What Should You Do Next?

If you’re looking to play the stock price of PEP, don't just jump in because you like the snacks.

  1. Watch the February 3rd Earnings: This is the big one. PepsiCo will report its Q4 2025 results and, more importantly, give a more detailed roadmap for 2026. Look for "organic volume growth." If that number is negative, the stock might struggle.
  2. Check the Yield: If the stock price dips and the dividend yield gets closer to 4.5%, it historically becomes a very strong "buy" signal for long-term income investors.
  3. Monitor the SKU Count: Pay attention to how the "product culling" goes.
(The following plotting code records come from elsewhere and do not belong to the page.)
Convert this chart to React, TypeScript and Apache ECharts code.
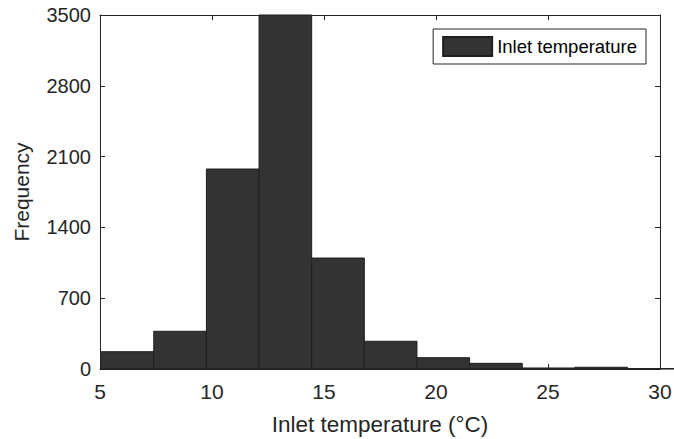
import React, { useEffect, useRef } from "react";
import * as echarts from "echarts";

const binEdges = [5.05, 7.4, 9.75, 12.1, 14.45, 16.8, 19.15, 21.5, 23.85, 26.2, 28.55];
const binWidth = 2.35;
const counts = [171, 373, 1977, 3500, 1097, 274, 112, 56, 10, 17, 4];
const xTicks = [5, 10, 15, 20, 25, 30];
const yTicks = [0, 700, 1400, 2100, 2800, 3500];
const seriesName = "Inlet temperature";

const TXT = "#262626";
const FONT = "Liberation Sans, Arial, Helvetica, sans-serif";

export default function App() {
  const ref = useRef<HTMLDivElement>(null);
  useEffect(() => {
    const chart = echarts.init(ref.current!, null, { renderer: "svg" });
    const data = binEdges.map((s, i) => [s, s + binWidth, counts[i]]);
    const axisCommon = {
      axisLine: { show: true, onZero: false, lineStyle: { color: TXT, width: 1 } },
      axisTick: { show: true, inside: true, length: 5, lineStyle: { color: TXT } },
      splitLine: { show: false },
    };
    chart.setOption({
      animation: false,
      backgroundColor: "#ffffff",
      textStyle: { fontFamily: FONT },
      grid: { left: 100, right: 14, top: 15, bottom: 70, containLabel: false, outerBoundsMode: "none" },
      legend: {
        data: [{ name: seriesName, icon: "rect" }],
        right: 28,
        top: 29,
        itemWidth: 49,
        itemHeight: 19,
        itemGap: 0,
        borderColor: TXT,
        borderWidth: 1,
        borderRadius: 0,
        padding: [7, 9, 7, 9],
        textStyle: { color: "#000", fontSize: 18.5, fontFamily: FONT },
        selectedMode: false,
      },
      xAxis: [
        {
          type: "value",
          min: 5,
          max: 30,
          interval: 5,
          position: "bottom",
          name: "Inlet temperature (°C)",
          nameLocation: "middle",
          nameGap: 44,
          nameTextStyle: { color: TXT, fontSize: 22.5, fontFamily: FONT },
          axisLabel: {
            color: TXT,
            fontSize: 21,
            margin: 12,
            fontFamily: FONT,
            formatter: (v: number) => (xTicks.includes(v) ? String(v) : ""),
          },
          ...axisCommon,
        },
        {
          type: "value",
          min: 5,
          max: 30,
          interval: 5,
          position: "top",
          axisLabel: { show: false },
          ...axisCommon,
        },
      ],
      yAxis: [
        {
          type: "value",
          min: 0,
          max: 3500,
          interval: 700,
          position: "left",
          name: "Frequency",
          nameLocation: "middle",
          nameGap: 68,
          nameTextStyle: { color: TXT, fontSize: 21, fontFamily: FONT },
          axisLabel: {
            color: TXT,
            fontSize: 20,
            margin: 9,
            fontFamily: FONT,
            formatter: (v: number) => (yTicks.includes(v) ? String(v) : ""),
          },
          ...axisCommon,
        },
        {
          type: "value",
          min: 0,
          max: 3500,
          interval: 700,
          position: "right",
          axisLabel: { show: false },
          ...axisCommon,
        },
      ],
      series: [
        {
          name: seriesName,
          type: "custom",
          xAxisIndex: 0,
          yAxisIndex: 0,
          itemStyle: { color: "#333333", borderColor: "#1f1f1f", borderWidth: 1 },
          renderItem: (params: any, api: any) => {
            const p0 = api.coord([api.value(0), 0]);
            const p1 = api.coord([api.value(1), api.value(2)]);
            return {
              type: "rect",
              shape: { x: p0[0], y: p1[1], width: p1[0] - p0[0], height: p0[1] - p1[1] },
              style: { fill: "#333333", stroke: "#1f1f1f", lineWidth: 1 },
            };
          },
          encode: { x: [0, 1], y: 2 },
          data,
          z: 1,
        },
      ],
    });
    return () => chart.dispose();
  }, []);
  return <div ref={ref} style={{ width: 674, height: 439, position: "absolute", left: 0, top: 0 }} />;
}
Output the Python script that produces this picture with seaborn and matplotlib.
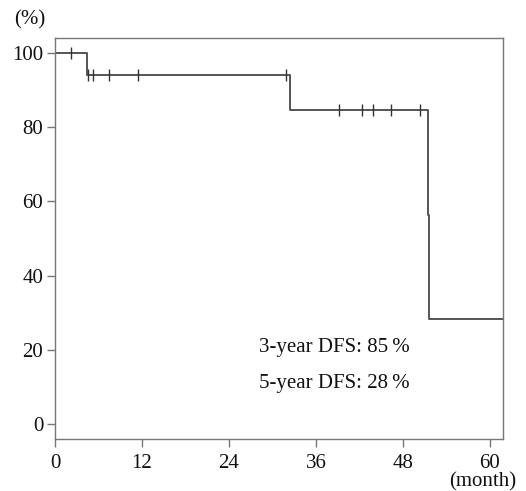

If they can successfully remove 20% of their least profitable items without losing total revenue, their margins will explode, which is great for the share price.
  4. Diversify Your Staples: Don't put everything in one soda bottle. If you're worried about the snack side, look at how PEP compares to pure-play beverage companies or broader consumer staple ETFs.

The next few months are going to tell us if PepsiCo can actually "reignite" its growth or if it’s destined to be a slow-moving income stock for the foreseeable future. Either way, it’s rarely a boring time to watch the king of the snack aisle.